STORED ROWS ::

↓↓↓

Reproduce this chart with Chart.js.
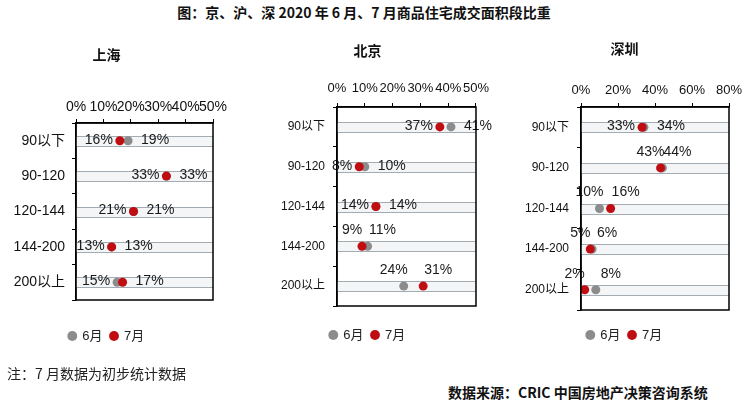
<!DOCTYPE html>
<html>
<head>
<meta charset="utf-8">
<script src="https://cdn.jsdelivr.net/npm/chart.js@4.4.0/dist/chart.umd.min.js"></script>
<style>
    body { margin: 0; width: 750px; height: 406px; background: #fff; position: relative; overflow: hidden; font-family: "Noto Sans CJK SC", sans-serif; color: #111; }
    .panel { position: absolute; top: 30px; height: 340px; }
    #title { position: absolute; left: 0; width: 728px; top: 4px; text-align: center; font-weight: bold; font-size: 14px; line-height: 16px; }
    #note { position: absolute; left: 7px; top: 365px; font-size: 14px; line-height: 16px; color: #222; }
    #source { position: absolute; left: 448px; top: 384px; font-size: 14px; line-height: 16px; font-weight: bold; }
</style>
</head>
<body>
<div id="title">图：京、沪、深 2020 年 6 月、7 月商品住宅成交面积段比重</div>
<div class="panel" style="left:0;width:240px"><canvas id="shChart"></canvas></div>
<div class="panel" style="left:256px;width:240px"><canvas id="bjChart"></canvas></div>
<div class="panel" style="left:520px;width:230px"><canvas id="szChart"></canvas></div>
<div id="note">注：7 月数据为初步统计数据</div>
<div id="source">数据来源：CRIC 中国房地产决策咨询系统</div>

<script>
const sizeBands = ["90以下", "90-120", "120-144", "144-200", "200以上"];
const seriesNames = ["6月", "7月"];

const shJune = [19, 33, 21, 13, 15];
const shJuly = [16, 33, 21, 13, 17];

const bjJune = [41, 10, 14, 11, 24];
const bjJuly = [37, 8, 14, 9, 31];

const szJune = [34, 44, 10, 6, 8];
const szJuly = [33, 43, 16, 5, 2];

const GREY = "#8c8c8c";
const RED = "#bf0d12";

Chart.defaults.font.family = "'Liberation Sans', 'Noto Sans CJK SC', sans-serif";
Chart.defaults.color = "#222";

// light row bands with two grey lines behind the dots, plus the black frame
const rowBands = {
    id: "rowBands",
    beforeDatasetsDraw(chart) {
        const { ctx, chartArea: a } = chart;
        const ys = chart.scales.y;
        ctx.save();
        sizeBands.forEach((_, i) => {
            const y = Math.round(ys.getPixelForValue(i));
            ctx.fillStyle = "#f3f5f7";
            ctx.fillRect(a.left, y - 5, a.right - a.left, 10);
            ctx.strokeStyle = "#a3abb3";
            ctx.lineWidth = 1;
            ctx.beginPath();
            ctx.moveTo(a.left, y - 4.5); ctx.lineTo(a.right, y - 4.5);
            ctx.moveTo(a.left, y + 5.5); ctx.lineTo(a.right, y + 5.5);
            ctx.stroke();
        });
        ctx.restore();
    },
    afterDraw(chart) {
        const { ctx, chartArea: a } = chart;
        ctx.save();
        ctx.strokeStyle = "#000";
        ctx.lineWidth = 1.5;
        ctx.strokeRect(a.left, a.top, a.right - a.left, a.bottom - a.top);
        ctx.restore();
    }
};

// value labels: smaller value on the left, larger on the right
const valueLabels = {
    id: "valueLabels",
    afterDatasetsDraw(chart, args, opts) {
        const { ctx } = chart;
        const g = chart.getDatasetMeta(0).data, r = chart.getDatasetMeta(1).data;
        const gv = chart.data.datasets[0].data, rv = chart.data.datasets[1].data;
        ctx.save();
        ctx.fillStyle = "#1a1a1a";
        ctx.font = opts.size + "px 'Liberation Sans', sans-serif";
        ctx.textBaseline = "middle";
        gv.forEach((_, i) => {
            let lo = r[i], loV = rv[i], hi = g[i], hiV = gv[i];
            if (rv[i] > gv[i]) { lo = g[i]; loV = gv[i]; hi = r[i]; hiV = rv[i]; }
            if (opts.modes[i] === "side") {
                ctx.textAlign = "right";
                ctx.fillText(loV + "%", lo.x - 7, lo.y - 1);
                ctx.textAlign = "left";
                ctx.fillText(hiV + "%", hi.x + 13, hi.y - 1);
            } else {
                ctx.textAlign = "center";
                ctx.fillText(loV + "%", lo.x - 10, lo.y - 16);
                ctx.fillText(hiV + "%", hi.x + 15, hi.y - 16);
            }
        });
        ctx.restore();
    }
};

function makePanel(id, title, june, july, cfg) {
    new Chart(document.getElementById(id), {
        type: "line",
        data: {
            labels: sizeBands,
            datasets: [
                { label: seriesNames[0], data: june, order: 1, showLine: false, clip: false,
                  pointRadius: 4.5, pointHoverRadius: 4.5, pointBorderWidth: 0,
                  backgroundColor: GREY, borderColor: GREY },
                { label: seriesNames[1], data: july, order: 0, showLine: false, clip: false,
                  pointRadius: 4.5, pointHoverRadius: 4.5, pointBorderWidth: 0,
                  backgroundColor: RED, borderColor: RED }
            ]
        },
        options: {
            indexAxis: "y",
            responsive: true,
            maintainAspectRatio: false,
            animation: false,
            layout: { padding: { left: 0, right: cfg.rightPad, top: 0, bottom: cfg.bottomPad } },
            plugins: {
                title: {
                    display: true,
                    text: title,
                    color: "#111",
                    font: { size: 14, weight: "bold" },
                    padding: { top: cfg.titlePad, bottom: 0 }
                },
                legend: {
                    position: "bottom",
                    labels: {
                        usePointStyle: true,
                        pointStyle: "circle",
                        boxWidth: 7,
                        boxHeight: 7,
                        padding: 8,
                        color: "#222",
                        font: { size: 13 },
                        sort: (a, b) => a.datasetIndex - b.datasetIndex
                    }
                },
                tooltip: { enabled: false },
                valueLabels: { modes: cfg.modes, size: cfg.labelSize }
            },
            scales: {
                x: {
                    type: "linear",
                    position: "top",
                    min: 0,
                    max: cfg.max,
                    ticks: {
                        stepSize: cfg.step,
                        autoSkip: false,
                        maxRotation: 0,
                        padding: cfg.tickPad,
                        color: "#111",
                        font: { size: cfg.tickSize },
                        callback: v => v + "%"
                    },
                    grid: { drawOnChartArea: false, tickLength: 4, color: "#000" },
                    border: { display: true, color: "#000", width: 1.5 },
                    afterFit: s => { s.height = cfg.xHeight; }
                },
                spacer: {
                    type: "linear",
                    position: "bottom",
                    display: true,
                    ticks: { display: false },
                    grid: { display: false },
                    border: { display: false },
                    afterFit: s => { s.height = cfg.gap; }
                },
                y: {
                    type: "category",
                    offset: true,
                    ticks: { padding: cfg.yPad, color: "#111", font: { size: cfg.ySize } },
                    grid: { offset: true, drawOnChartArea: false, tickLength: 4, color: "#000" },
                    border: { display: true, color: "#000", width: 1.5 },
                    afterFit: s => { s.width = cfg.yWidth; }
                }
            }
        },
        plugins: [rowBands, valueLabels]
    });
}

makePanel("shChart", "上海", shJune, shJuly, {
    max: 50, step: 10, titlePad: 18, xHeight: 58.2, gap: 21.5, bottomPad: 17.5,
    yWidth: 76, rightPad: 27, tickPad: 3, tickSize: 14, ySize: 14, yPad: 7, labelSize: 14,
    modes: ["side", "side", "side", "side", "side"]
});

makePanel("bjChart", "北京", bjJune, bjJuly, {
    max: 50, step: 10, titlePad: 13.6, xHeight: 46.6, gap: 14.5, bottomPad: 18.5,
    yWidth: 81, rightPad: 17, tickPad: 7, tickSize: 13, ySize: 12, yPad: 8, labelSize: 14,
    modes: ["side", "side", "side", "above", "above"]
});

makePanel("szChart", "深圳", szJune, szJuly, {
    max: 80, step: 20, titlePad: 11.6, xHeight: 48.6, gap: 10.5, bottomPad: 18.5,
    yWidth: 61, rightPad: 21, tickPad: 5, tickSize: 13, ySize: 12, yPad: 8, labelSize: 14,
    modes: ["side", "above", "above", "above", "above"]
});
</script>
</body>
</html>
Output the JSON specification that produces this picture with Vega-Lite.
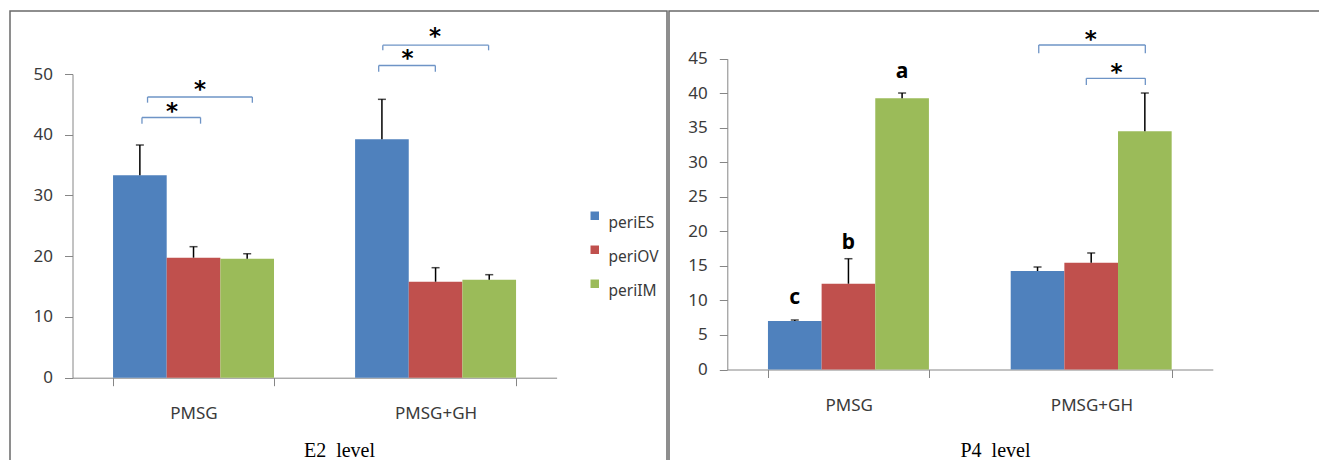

↑↑↑

Copy out all the data exactly; skip the pictures.

Reproduce this chart with Chart.js.
<!DOCTYPE html>
<html>
<head>
<meta charset="utf-8">
<script src="https://cdn.jsdelivr.net/npm/chart.js@4.4.0/dist/chart.umd.min.js"></script>
<style>
    body { margin: 0; width: 750px; height: 406px; background: #fff; position: relative; overflow: hidden; font-family: "Noto Sans CJK SC", sans-serif; color: #111; }
    .panel { position: absolute; top: 30px; height: 340px; }
    #title { position: absolute; left: 0; width: 728px; top: 4px; text-align: center; font-weight: bold; font-size: 14px; line-height: 16px; }
    #note { position: absolute; left: 7px; top: 365px; font-size: 14px; line-height: 16px; color: #222; }
    #source { position: absolute; left: 448px; top: 384px; font-size: 14px; line-height: 16px; font-weight: bold; }
</style>
</head>
<body>
<div id="title">图：京、沪、深 2020 年 6 月、7 月商品住宅成交面积段比重</div>
<div class="panel" style="left:0;width:240px"><canvas id="shChart"></canvas></div>
<div class="panel" style="left:256px;width:240px"><canvas id="bjChart"></canvas></div>
<div class="panel" style="left:520px;width:230px"><canvas id="szChart"></canvas></div>
<div id="note">注：7 月数据为初步统计数据</div>
<div id="source">数据来源：CRIC 中国房地产决策咨询系统</div>

<script>
const sizeBands = ["90以下", "90-120", "120-144", "144-200", "200以上"];
const seriesNames = ["6月", "7月"];

const shJune = [19, 33, 21, 13, 15];
const shJuly = [16, 33, 21, 13, 17];

const bjJune = [41, 10, 14, 11, 24];
const bjJuly = [37, 8, 14, 9, 31];

const szJune = [34, 44, 10, 6, 8];
const szJuly = [33, 43, 16, 5, 2];

const GREY = "#8c8c8c";
const RED = "#bf0d12";

Chart.defaults.font.family = "'Liberation Sans', 'Noto Sans CJK SC', sans-serif";
Chart.defaults.color = "#222";

// light row bands with two grey lines behind the dots, plus the black frame
const rowBands = {
    id: "rowBands",
    beforeDatasetsDraw(chart) {
        const { ctx, chartArea: a } = chart;
        const ys = chart.scales.y;
        ctx.save();
        sizeBands.forEach((_, i) => {
            const y = Math.round(ys.getPixelForValue(i));
            ctx.fillStyle = "#f3f5f7";
            ctx.fillRect(a.left, y - 5, a.right - a.left, 10);
            ctx.strokeStyle = "#a3abb3";
            ctx.lineWidth = 1;
            ctx.beginPath();
            ctx.moveTo(a.left, y - 4.5); ctx.lineTo(a.right, y - 4.5);
            ctx.moveTo(a.left, y + 5.5); ctx.lineTo(a.right, y + 5.5);
            ctx.stroke();
        });
        ctx.restore();
    },
    afterDraw(chart) {
        const { ctx, chartArea: a } = chart;
        ctx.save();
        ctx.strokeStyle = "#000";
        ctx.lineWidth = 1.5;
        ctx.strokeRect(a.left, a.top, a.right - a.left, a.bottom - a.top);
        ctx.restore();
    }
};

// value labels: smaller value on the left, larger on the right
const valueLabels = {
    id: "valueLabels",
    afterDatasetsDraw(chart, args, opts) {
        const { ctx } = chart;
        const g = chart.getDatasetMeta(0).data, r = chart.getDatasetMeta(1).data;
        const gv = chart.data.datasets[0].data, rv = chart.data.datasets[1].data;
        ctx.save();
        ctx.fillStyle = "#1a1a1a";
        ctx.font = opts.size + "px 'Liberation Sans', sans-serif";
        ctx.textBaseline = "middle";
        gv.forEach((_, i) => {
            let lo = r[i], loV = rv[i], hi = g[i], hiV = gv[i];
            if (rv[i] > gv[i]) { lo = g[i]; loV = gv[i]; hi = r[i]; hiV = rv[i]; }
            if (opts.modes[i] === "side") {
                ctx.textAlign = "right";
                ctx.fillText(loV + "%", lo.x - 7, lo.y - 1);
                ctx.textAlign = "left";
                ctx.fillText(hiV + "%", hi.x + 13, hi.y - 1);
            } else {
                ctx.textAlign = "center";
                ctx.fillText(loV + "%", lo.x - 10, lo.y - 16);
                ctx.fillText(hiV + "%", hi.x + 15, hi.y - 16);
            }
        });
        ctx.restore();
    }
};

function makePanel(id, title, june, july, cfg) {
    new Chart(document.getElementById(id), {
        type: "line",
        data: {
            labels: sizeBands,
            datasets: [
                { label: seriesNames[0], data: june, order: 1, showLine: false, clip: false,
                  pointRadius: 4.5, pointHoverRadius: 4.5, pointBorderWidth: 0,
                  backgroundColor: GREY, borderColor: GREY },
                { label: seriesNames[1], data: july, order: 0, showLine: false, clip: false,
                  pointRadius: 4.5, pointHoverRadius: 4.5, pointBorderWidth: 0,
                  backgroundColor: RED, borderColor: RED }
            ]
        },
        options: {
            indexAxis: "y",
            responsive: true,
            maintainAspectRatio: false,
            animation: false,
            layout: { padding: { left: 0, right: cfg.rightPad, top: 0, bottom: cfg.bottomPad } },
            plugins: {
                title: {
                    display: true,
                    text: title,
                    color: "#111",
                    font: { size: 14, weight: "bold" },
                    padding: { top: cfg.titlePad, bottom: 0 }
                },
                legend: {
                    position: "bottom",
                    labels: {
                        usePointStyle: true,
                        pointStyle: "circle",
                        boxWidth: 7,
                        boxHeight: 7,
                        padding: 8,
                        color: "#222",
                        font: { size: 13 },
                        sort: (a, b) => a.datasetIndex - b.datasetIndex
                    }
                },
                tooltip: { enabled: false },
                valueLabels: { modes: cfg.modes, size: cfg.labelSize }
            },
            scales: {
                x: {
                    type: "linear",
                    position: "top",
                    min: 0,
                    max: cfg.max,
                    ticks: {
                        stepSize: cfg.step,
                        autoSkip: false,
                        maxRotation: 0,
                        padding: cfg.tickPad,
                        color: "#111",
                        font: { size: cfg.tickSize },
                        callback: v => v + "%"
                    },
                    grid: { drawOnChartArea: false, tickLength: 4, color: "#000" },
                    border: { display: true, color: "#000", width: 1.5 },
                    afterFit: s => { s.height = cfg.xHeight; }
                },
                spacer: {
                    type: "linear",
                    position: "bottom",
                    display: true,
                    ticks: { display: false },
                    grid: { display: false },
                    border: { display: false },
                    afterFit: s => { s.height = cfg.gap; }
                },
                y: {
                    type: "category",
                    offset: true,
                    ticks: { padding: cfg.yPad, color: "#111", font: { size: cfg.ySize } },
                    grid: { offset: true, drawOnChartArea: false, tickLength: 4, color: "#000" },
                    border: { display: true, color: "#000", width: 1.5 },
                    afterFit: s => { s.width = cfg.yWidth; }
                }
            }
        },
        plugins: [rowBands, valueLabels]
    });
}

makePanel("shChart", "上海", shJune, shJuly, {
    max: 50, step: 10, titlePad: 18, xHeight: 58.2, gap: 21.5, bottomPad: 17.5,
    yWidth: 76, rightPad: 27, tickPad: 3, tickSize: 14, ySize: 14, yPad: 7, labelSize: 14,
    modes: ["side", "side", "side", "side", "side"]
});

makePanel("bjChart", "北京", bjJune, bjJuly, {
    max: 50, step: 10, titlePad: 13.6, xHeight: 46.6, gap: 14.5, bottomPad: 18.5,
    yWidth: 81, rightPad: 17, tickPad: 7, tickSize: 13, ySize: 12, yPad: 8, labelSize: 14,
    modes: ["side", "side", "side", "above", "above"]
});

makePanel("szChart", "深圳", szJune, szJuly, {
    max: 80, step: 20, titlePad: 11.6, xHeight: 48.6, gap: 10.5, bottomPad: 18.5,
    yWidth: 61, rightPad: 21, tickPad: 5, tickSize: 13, ySize: 12, yPad: 8, labelSize: 14,
    modes: ["side", "above", "above", "above", "above"]
});
</script>
</body>
</html>
Output the JSON specification that produces this picture with Vega-Lite.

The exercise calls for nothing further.